◆ Charts and diagrams as code ◆
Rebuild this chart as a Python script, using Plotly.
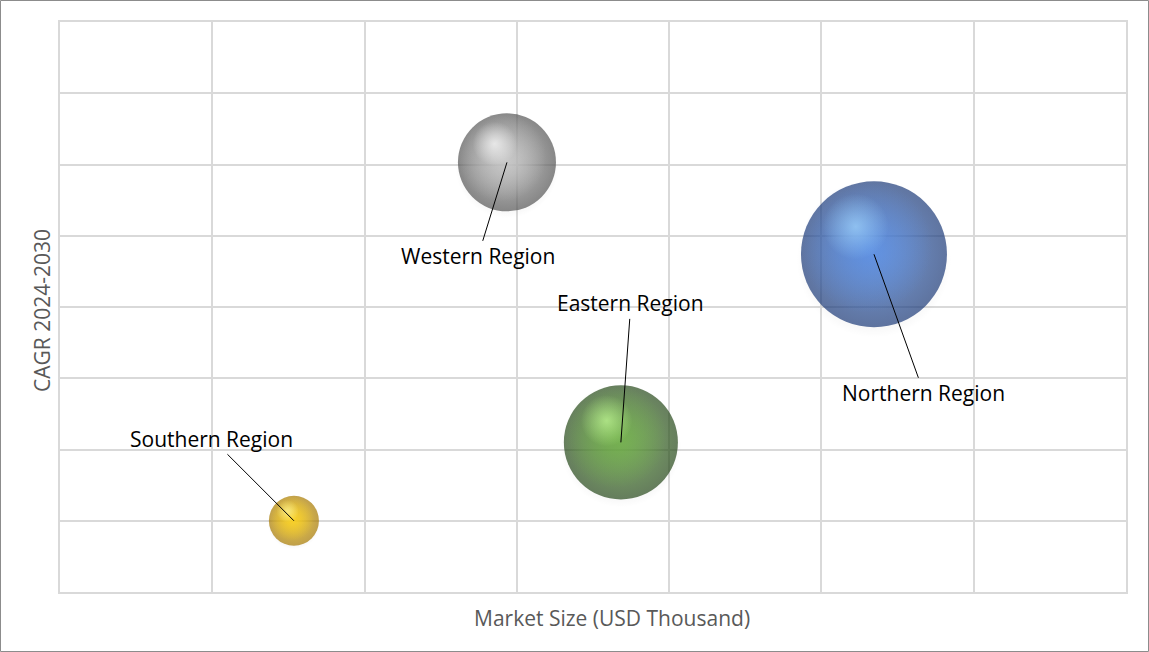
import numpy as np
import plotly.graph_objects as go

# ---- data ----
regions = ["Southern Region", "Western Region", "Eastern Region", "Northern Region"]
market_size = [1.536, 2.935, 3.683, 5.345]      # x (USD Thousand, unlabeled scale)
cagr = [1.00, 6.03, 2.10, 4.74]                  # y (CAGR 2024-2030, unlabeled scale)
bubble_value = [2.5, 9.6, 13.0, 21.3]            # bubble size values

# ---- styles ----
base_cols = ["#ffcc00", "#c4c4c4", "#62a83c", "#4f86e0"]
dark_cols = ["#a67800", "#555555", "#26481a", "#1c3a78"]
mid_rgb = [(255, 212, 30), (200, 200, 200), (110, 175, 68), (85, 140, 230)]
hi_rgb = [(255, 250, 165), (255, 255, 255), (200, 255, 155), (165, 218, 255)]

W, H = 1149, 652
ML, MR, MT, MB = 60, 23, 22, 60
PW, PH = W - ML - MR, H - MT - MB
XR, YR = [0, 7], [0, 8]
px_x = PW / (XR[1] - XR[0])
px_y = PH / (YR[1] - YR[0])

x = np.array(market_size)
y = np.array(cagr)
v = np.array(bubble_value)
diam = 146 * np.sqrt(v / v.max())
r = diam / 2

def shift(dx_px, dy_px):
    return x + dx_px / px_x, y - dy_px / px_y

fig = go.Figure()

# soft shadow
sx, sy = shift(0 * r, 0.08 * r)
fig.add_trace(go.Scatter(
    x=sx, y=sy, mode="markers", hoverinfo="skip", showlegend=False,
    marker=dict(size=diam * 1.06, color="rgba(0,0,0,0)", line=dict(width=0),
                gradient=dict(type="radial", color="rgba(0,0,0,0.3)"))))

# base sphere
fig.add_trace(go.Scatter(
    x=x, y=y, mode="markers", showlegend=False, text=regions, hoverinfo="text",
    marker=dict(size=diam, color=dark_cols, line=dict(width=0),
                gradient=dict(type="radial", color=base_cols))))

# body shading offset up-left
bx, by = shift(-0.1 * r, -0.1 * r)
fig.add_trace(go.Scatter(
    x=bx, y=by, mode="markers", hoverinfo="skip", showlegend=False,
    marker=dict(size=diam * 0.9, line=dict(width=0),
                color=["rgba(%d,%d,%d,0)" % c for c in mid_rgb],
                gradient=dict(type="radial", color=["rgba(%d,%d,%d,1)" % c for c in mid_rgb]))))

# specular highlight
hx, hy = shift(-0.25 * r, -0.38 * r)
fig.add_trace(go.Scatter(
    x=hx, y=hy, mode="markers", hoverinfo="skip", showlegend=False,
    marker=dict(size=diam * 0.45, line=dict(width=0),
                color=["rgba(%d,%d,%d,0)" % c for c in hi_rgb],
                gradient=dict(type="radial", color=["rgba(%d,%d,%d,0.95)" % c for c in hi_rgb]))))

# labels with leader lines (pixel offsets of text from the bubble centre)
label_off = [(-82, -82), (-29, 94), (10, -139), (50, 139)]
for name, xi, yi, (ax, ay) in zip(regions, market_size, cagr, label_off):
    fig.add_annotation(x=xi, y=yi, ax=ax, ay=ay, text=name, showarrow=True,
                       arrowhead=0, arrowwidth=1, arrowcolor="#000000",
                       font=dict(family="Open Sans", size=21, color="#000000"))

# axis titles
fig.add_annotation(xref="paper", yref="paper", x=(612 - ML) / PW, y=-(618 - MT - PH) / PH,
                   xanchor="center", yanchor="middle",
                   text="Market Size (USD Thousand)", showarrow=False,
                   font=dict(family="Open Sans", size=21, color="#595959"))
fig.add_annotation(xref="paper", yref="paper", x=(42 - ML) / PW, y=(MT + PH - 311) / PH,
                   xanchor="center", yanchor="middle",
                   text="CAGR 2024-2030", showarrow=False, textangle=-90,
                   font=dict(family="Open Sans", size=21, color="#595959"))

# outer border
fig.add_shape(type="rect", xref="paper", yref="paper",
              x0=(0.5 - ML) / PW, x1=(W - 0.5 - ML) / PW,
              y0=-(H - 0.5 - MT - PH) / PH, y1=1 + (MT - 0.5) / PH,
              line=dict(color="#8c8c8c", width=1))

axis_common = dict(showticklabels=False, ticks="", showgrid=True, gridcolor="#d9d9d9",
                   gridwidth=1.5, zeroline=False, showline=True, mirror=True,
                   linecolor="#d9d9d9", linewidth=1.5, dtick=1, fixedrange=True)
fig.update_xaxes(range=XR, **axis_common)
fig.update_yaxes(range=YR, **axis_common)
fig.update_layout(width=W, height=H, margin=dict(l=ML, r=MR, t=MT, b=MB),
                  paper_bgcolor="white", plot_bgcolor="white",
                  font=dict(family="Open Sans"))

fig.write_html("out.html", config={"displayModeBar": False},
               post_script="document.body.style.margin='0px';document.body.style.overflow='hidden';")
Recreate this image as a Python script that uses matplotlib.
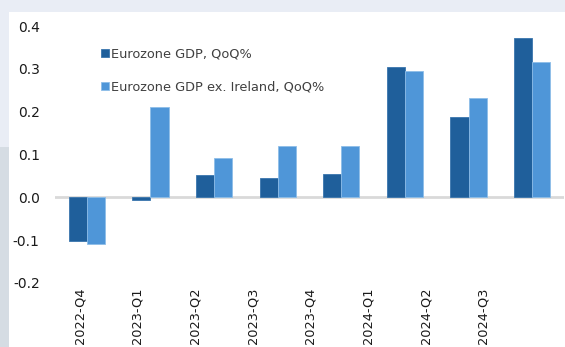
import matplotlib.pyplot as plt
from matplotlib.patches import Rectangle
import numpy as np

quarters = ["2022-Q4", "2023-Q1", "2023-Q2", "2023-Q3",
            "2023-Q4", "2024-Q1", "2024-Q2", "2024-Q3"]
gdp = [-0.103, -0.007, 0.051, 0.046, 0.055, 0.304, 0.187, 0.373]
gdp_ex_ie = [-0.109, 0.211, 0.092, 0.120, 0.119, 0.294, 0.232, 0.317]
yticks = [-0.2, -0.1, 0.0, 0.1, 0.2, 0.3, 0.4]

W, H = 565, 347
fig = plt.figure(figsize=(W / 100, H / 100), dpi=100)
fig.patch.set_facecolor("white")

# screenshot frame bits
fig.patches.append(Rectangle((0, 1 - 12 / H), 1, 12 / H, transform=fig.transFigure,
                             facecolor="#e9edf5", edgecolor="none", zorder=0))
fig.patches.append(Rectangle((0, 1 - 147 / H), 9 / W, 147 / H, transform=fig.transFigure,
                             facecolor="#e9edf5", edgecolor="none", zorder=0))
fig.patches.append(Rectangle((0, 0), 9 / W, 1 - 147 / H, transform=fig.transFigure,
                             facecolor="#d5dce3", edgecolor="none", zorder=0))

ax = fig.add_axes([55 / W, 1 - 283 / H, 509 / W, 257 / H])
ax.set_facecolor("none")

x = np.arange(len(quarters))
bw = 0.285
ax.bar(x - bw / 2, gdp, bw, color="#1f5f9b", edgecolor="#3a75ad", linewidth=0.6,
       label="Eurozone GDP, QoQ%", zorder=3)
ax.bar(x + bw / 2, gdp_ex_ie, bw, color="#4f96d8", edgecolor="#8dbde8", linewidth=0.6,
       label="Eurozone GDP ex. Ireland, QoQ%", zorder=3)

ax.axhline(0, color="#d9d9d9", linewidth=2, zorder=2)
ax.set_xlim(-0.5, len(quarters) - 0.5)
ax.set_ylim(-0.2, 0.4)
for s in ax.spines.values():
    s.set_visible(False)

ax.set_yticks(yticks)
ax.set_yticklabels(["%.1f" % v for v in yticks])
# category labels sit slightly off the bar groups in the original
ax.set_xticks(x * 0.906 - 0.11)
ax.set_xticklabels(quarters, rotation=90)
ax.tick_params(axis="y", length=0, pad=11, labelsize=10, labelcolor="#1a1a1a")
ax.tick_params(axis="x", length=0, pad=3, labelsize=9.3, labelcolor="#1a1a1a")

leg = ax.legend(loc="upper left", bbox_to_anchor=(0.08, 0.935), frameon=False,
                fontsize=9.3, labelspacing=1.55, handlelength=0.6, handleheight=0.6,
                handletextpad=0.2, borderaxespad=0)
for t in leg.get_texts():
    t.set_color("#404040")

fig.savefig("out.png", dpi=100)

--

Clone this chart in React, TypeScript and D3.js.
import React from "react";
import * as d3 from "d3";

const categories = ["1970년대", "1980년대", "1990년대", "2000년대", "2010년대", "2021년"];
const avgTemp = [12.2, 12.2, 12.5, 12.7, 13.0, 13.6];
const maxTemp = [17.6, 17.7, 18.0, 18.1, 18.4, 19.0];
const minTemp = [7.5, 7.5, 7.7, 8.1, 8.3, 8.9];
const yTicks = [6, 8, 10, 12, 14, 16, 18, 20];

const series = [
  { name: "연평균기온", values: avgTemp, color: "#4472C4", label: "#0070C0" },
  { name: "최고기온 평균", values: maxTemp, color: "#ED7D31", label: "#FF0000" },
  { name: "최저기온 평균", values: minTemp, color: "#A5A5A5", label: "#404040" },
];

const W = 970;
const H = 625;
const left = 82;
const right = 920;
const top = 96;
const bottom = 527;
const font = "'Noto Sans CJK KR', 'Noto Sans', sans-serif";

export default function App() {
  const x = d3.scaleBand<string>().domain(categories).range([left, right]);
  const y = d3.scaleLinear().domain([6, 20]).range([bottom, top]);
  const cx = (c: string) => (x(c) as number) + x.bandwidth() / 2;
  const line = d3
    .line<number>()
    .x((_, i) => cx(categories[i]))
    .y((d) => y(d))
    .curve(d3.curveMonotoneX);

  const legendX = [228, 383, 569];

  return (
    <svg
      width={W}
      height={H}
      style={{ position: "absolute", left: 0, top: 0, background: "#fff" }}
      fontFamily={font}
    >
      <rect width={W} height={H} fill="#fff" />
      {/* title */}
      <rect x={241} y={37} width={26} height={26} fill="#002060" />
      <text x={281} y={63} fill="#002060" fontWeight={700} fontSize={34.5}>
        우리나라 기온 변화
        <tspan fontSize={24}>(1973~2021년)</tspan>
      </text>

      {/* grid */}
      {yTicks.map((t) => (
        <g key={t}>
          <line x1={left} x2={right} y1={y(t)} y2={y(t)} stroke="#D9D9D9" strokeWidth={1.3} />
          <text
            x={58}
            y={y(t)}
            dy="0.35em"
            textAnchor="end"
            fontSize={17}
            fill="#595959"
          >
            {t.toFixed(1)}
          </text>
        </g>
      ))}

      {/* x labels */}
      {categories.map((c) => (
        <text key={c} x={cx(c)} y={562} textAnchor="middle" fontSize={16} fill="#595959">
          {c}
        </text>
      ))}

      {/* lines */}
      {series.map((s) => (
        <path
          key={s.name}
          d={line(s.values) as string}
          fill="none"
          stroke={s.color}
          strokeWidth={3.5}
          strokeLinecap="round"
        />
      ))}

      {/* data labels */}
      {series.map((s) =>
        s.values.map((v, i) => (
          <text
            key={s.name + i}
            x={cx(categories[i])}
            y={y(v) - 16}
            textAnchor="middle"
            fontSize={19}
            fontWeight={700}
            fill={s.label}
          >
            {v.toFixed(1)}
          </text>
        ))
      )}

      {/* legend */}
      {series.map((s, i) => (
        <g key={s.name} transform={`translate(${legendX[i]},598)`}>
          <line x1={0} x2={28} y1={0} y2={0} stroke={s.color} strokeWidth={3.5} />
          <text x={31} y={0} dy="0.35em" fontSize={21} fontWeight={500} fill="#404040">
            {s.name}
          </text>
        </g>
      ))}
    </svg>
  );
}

◆ Instruction ◆
Using the listing above, repeat word for word each line from the one with "Rebuild this chart" down to the one with "c in mid_rgb]))))", both included. Omit all pictures.

◆ Task solution ◆
Rebuild this chart as a Python script, using Plotly.
import numpy as np
import plotly.graph_objects as go

# ---- data ----
regions = ["Southern Region", "Western Region", "Eastern Region", "Northern Region"]
market_size = [1.536, 2.935, 3.683, 5.345]      # x (USD Thousand, unlabeled scale)
cagr = [1.00, 6.03, 2.10, 4.74]                  # y (CAGR 2024-2030, unlabeled scale)
bubble_value = [2.5, 9.6, 13.0, 21.3]            # bubble size values

# ---- styles ----
base_cols = ["#ffcc00", "#c4c4c4", "#62a83c", "#4f86e0"]
dark_cols = ["#a67800", "#555555", "#26481a", "#1c3a78"]
mid_rgb = [(255, 212, 30), (200, 200, 200), (110, 175, 68), (85, 140, 230)]
hi_rgb = [(255, 250, 165), (255, 255, 255), (200, 255, 155), (165, 218, 255)]

W, H = 1149, 652
ML, MR, MT, MB = 60, 23, 22, 60
PW, PH = W - ML - MR, H - MT - MB
XR, YR = [0, 7], [0, 8]
px_x = PW / (XR[1] - XR[0])
px_y = PH / (YR[1] - YR[0])

x = np.array(market_size)
y = np.array(cagr)
v = np.array(bubble_value)
diam = 146 * np.sqrt(v / v.max())
r = diam / 2

def shift(dx_px, dy_px):
    return x + dx_px / px_x, y - dy_px / px_y

fig = go.Figure()

# soft shadow
sx, sy = shift(0 * r, 0.08 * r)
fig.add_trace(go.Scatter(
    x=sx, y=sy, mode="markers", hoverinfo="skip", showlegend=False,
    marker=dict(size=diam * 1.06, color="rgba(0,0,0,0)", line=dict(width=0),
                gradient=dict(type="radial", color="rgba(0,0,0,0.3)"))))

# base sphere
fig.add_trace(go.Scatter(
    x=x, y=y, mode="markers", showlegend=False, text=regions, hoverinfo="text",
    marker=dict(size=diam, color=dark_cols, line=dict(width=0),
                gradient=dict(type="radial", color=base_cols))))

# body shading offset up-left
bx, by = shift(-0.1 * r, -0.1 * r)
fig.add_trace(go.Scatter(
    x=bx, y=by, mode="markers", hoverinfo="skip", showlegend=False,
    marker=dict(size=diam * 0.9, line=dict(width=0),
                color=["rgba(%d,%d,%d,0)" % c for c in mid_rgb],
                gradient=dict(type="radial", color=["rgba(%d,%d,%d,1)" % c for c in mid_rgb]))))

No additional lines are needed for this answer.